Key Experimental Findings in Detail
The hundreds of experiments conducted over the past three decades have yielded a set of replicated, robust findings. Below is a more comprehensive summary, with specific studies cited where possible.
- Workers provide extra effort in response to high wages. The gift-exchange game consistently shows a positive wage-effort relationship (Fehr, Kirchsteiger, & Riedl, 1993). This “reciprocal effort” is not explained by contractual enforcement—it is a genuine fairness response.
- Employers offer rents (wages above market-clearing). Rather than lowball wages, employers often offer generous wages because they anticipate that low wages will trigger low effort. This “efficiency wage” behavior is driven by the fear of negative reciprocity.
- Fairness concerns lead to costly punishment. In ultimatum games and public goods games with punishment, agents frequently reject unfair offers or punish free-riders at a personal cost. This enforces norms of equity and boosts group cooperation.
- Altruistic giving is robust but limited. In dictator games, average giving is about 20-30% of the endowment. However, when the recipient is perceived as undeserving (e.g., greedy or lazy), giving drops sharply.
- Context and framing matter. When the experimental frame is “market” rather than “social”, fairness concerns may be slightly weaker, but they do not disappear. For instance, sellers in market games often display fairness to regular buyers.
- Competition can erode the role of fairness. In double-auction or Bertrand competition, fairness motives are less apparent because market forces drive prices to competitive levels. However, in labor markets with repeated interactions, fairness re-emerges as a driver of long-term cooperation.
- Cultural differences exist but are limited. Cross-cultural experiments show variability in the strength of fairness and altruism, but no society exhibits purely selfish behavior in all domains.
Implications for Real-World Labor Markets
Organizational Behavior and Management
The experimental evidence strongly suggests that employers who ignore altruistic and fairness concerns risk suboptimal outcomes.
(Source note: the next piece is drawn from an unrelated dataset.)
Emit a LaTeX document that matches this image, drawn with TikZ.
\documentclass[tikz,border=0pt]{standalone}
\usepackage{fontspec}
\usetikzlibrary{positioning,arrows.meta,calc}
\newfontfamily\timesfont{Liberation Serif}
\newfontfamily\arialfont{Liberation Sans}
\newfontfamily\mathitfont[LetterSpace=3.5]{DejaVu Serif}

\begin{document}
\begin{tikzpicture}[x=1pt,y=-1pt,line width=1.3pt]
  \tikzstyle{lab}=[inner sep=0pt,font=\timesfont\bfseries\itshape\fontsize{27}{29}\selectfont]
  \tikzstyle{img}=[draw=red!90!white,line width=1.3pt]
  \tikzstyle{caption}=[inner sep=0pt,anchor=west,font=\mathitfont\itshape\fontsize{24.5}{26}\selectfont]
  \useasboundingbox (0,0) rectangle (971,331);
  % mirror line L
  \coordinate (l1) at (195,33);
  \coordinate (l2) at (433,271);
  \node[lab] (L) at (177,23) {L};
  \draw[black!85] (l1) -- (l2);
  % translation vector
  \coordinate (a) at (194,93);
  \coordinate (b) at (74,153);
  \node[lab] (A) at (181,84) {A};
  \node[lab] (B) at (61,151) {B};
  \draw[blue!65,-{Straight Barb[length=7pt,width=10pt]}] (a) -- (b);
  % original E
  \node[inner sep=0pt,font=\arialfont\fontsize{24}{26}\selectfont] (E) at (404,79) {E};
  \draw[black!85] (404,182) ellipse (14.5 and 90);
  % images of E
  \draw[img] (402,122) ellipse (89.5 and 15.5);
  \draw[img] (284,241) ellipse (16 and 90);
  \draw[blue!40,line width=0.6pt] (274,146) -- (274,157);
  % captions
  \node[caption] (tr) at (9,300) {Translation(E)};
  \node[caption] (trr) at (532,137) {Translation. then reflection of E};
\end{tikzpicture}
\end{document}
A compensation strategy that solely relies on minimal wages and strict monitoring may trigger negative reciprocity, reducing effort and increasing turnover. Conversely, transparent and equitable wage structures—coupled with opportunities for employee participation—can harness positive reciprocity, boosting morale and productivity. The concept of employee ownership or profit-sharing aligns with these findings: when employees feel they are treated fairly and share in the success, they are more likely to act altruistically toward the firm.
Design of Labor Contracts
Incomplete contracts are ubiquitous—employers cannot specify every possible action by a worker. Experimental labor markets show that trust and fairness can serve as substitutes for detailed contracts. A high initial wage can signal generosity, triggering a norm of reciprocity that reduces the need for expensive monitoring. However, this is fragile: if an employer violates fairness expectations (e.g., by cutting wages arbitrarily), the relationship can break down irreversibly. Smart contract design incorporates fair process and explicit fairness norms, such as no-wage-cuts clauses or transparent bonus criteria.
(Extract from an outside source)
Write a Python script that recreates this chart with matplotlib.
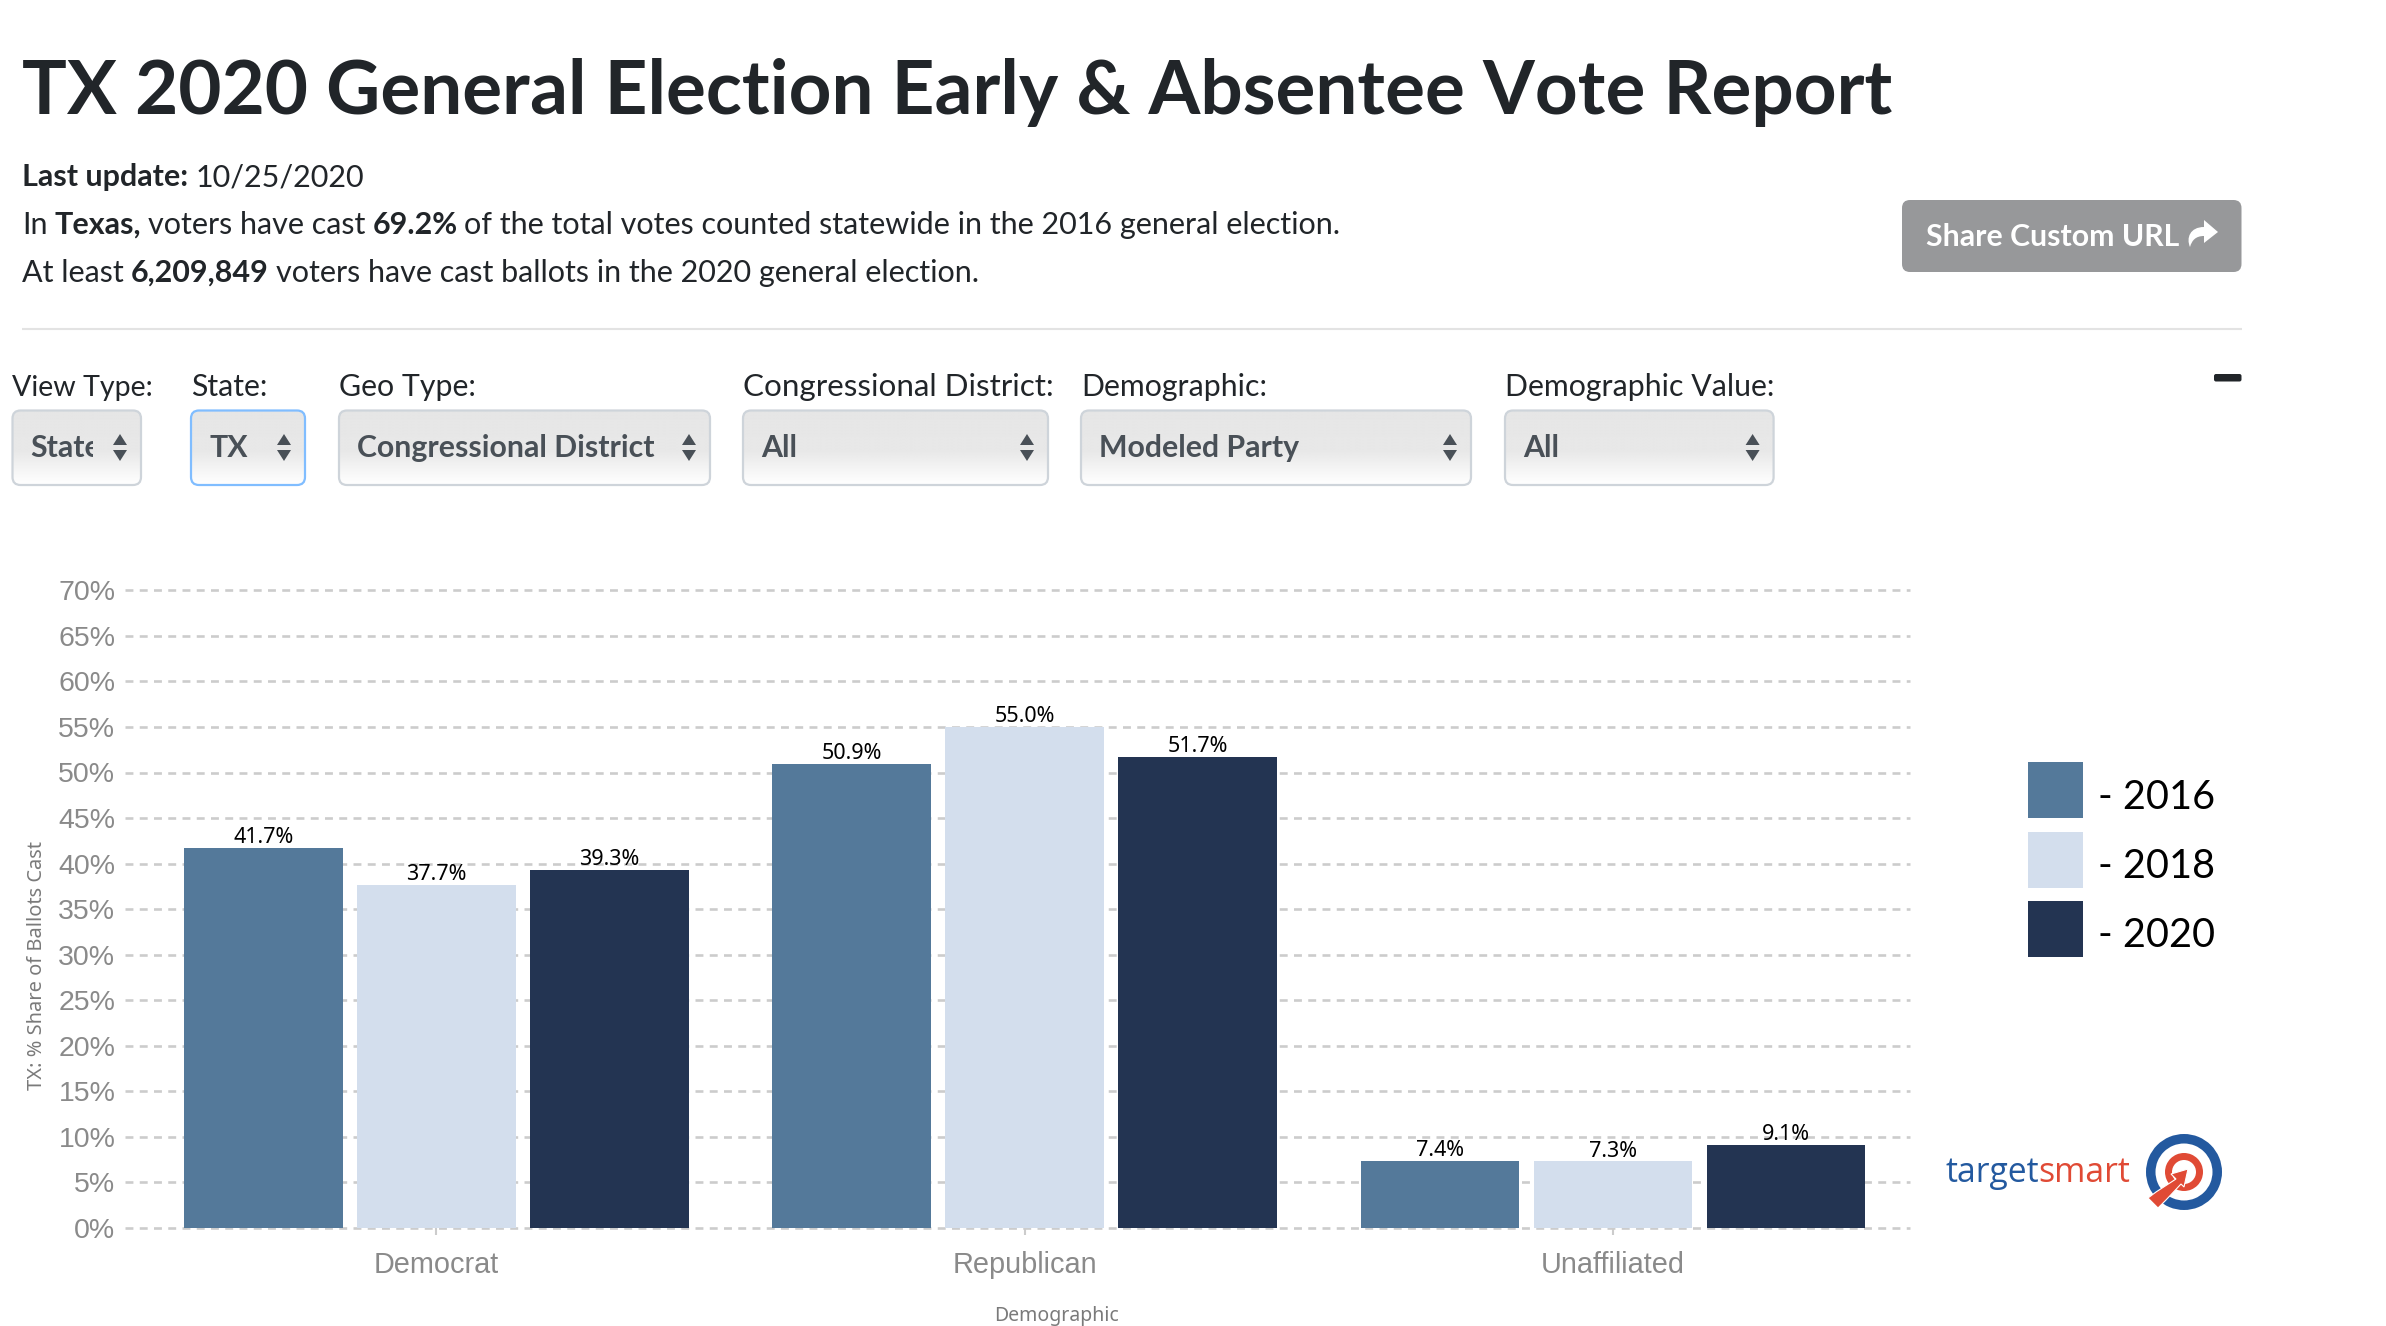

Human Resources and Selection
Not all workers are equally driven by altruism and fairness. Experiments using “social preference” measures (e.g., dictator game contributions) can predict future workplace behavior: individuals who give more in the dictator game tend to be more cooperative in team settings. Firms may use such assessments in hiring to create a culture of cooperation. Conversely, those with strong fairness concerns might be more likely to blow the whistle on unethical practices—both a risk and an asset.
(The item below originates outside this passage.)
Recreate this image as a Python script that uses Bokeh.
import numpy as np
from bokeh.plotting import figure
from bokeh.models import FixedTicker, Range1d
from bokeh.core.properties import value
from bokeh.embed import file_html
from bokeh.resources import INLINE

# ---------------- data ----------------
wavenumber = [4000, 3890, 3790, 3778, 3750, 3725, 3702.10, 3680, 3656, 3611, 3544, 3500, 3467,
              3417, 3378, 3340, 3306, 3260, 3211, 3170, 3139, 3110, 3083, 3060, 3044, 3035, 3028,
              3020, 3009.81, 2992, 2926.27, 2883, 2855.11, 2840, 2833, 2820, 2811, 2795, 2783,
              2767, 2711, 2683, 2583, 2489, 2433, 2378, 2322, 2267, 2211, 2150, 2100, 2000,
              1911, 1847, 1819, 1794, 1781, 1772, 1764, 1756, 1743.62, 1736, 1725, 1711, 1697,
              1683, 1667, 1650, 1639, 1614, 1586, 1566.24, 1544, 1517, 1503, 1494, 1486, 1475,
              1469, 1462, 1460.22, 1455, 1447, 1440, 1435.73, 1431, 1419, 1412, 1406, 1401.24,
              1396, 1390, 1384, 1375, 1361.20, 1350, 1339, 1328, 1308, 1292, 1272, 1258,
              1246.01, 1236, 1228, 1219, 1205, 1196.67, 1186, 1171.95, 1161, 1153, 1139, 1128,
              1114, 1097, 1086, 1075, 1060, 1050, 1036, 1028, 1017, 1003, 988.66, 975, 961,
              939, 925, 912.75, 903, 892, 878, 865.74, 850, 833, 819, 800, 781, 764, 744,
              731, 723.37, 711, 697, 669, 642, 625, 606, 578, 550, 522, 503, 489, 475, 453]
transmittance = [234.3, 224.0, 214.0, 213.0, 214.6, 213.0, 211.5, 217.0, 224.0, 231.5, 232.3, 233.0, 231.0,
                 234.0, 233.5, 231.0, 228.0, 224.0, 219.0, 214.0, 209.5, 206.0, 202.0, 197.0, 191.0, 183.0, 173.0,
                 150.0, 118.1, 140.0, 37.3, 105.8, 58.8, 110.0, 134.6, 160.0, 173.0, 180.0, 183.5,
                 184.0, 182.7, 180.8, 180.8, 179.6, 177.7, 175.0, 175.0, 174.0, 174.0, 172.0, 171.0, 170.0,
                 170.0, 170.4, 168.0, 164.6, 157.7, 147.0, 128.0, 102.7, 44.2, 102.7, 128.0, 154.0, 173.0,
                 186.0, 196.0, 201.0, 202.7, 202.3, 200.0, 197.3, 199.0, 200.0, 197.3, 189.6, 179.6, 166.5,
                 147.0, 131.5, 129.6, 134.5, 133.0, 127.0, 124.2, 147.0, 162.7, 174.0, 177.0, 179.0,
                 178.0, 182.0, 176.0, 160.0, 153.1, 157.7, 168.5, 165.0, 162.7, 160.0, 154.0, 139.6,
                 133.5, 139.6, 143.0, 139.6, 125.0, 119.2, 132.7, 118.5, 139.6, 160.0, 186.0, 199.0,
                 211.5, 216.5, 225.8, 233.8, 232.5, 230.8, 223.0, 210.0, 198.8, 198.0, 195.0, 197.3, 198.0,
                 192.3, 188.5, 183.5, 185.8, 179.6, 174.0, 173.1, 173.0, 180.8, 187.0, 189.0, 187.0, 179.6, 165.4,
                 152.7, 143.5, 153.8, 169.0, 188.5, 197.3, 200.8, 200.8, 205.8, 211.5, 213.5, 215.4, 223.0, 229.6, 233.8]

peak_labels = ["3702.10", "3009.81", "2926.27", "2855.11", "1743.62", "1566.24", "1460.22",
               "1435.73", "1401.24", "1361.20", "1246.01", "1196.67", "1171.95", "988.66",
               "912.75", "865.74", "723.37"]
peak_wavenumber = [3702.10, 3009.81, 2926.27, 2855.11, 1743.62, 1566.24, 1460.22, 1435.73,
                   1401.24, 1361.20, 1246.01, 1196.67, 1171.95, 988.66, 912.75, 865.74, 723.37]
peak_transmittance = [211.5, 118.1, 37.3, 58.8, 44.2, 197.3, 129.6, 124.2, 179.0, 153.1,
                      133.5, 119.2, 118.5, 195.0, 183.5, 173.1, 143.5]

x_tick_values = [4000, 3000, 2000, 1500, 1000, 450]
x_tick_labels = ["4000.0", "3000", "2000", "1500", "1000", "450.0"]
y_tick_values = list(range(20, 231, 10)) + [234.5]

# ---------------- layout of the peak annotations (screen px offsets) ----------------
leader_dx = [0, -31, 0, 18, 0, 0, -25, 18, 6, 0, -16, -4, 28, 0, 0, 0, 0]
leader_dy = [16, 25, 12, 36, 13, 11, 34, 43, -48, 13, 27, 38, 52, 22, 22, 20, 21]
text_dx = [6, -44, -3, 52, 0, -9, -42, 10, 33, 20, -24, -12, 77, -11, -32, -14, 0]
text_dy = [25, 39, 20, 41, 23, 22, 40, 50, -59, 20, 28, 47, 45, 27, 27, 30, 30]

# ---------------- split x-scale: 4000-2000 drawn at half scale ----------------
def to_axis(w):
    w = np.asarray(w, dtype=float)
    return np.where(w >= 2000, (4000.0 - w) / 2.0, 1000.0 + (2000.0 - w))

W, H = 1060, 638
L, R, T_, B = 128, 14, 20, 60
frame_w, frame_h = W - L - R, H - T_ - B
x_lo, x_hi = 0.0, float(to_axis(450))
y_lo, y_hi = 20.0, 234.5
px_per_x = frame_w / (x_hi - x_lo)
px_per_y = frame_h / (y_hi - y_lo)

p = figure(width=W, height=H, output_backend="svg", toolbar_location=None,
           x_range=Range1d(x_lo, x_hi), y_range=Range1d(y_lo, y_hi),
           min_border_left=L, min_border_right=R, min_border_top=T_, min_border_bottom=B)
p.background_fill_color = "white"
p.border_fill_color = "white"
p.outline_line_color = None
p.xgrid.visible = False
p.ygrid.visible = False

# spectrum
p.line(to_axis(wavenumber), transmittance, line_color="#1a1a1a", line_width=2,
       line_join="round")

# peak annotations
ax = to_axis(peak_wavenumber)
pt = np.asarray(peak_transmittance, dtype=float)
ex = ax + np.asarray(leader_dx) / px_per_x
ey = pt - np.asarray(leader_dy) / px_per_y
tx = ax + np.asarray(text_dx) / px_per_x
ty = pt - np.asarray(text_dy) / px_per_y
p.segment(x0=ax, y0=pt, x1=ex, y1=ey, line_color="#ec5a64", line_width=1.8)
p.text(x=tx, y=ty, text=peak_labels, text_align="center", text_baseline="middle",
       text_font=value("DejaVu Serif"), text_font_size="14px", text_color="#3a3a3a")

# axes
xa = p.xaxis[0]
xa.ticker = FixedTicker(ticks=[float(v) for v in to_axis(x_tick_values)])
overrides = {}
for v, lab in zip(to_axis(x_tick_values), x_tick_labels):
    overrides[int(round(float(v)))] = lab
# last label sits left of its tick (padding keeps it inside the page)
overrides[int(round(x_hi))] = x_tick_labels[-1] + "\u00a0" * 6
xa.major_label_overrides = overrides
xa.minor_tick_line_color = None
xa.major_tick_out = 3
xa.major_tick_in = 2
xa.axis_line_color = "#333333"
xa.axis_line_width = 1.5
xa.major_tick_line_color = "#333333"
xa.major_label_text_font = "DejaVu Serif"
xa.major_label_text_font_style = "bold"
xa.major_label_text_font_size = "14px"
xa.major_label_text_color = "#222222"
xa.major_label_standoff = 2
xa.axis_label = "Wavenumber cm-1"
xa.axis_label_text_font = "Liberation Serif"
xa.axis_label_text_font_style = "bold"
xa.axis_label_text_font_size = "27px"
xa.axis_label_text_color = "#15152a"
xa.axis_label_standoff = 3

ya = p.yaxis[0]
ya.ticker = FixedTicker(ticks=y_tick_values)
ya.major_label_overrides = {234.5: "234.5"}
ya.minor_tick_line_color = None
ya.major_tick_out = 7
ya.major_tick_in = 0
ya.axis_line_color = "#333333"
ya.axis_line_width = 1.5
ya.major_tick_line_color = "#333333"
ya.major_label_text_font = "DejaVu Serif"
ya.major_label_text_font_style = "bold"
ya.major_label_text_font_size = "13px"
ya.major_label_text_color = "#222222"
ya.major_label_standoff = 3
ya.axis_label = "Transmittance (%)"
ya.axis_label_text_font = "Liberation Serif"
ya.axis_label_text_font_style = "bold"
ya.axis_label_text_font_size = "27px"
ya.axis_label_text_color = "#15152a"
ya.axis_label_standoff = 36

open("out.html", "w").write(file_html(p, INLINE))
Macroeconomic Implications
At the aggregate level, fairness and altruism can influence wage rigidity. Real-world wages do not fall as much as standard theory would predict during recessions. Experimental evidence suggests this is partly due to fairness norms: cutting wages is perceived as unfair and provokes effort reductions, so firms prefer layoffs to wage cuts. This “efficiency wage” explanation is supported by lab experiments where firms rarely lower wages even when the market would allow it.
Critiques and Limitations
While the experimental approach has yielded valuable insights, it is not without limitations. Laboratory settings are artificial: stakes are often modest, interactions are short-lived, and participants are often students. Some critics argue that real-world labor markets have much higher stakes and longer relationships, which might amplify or diminish the roles of altruism and fairness. Additionally, experiments cannot fully capture the complexity of social norms, power dynamics, and organizational culture. Nevertheless, the convergence of field evidence (e.g., from natural experiments in wage-setting) with lab findings bolsters confidence in the core results.
Another limitation is the difficulty of separating altruism from fairness motives in many games. For instance, a worker who exerts high effort after receiving a high wage might be motivated by positive reciprocity (fairness) or by pure altruism (wanting the employer to do well). Experimental designs that carefully manipulate beliefs and payoffs (e.g., using “triple dictator games” or role-reversal treatments) help disentangle these motives but are not perfect.
Conclusion
Altruism and fairness are not peripheral quirks—they are fundamental drivers of behavior in experimental labor markets and, by extension, in real-world employment relationships. The evidence is clear: people care about the well-being of others and about being treated justly, and they are willing to sacrifice material gain to act on these concerns. For companies, the lesson is that fostering a culture of fairness and encouraging altruistic norms can yield tangible returns through higher effort, lower turnover, and smoother cooperation. For policymakers, understanding these social preferences can inform labor laws, minimum wage rules, and policies promoting worker participation. As experimental methods grow more sophisticated—incorporating neuroeconomics, longitudinal designs, and field experiments—our understanding of altruism and fairness will only deepen, offering ever more practical guidance for creating better labor markets.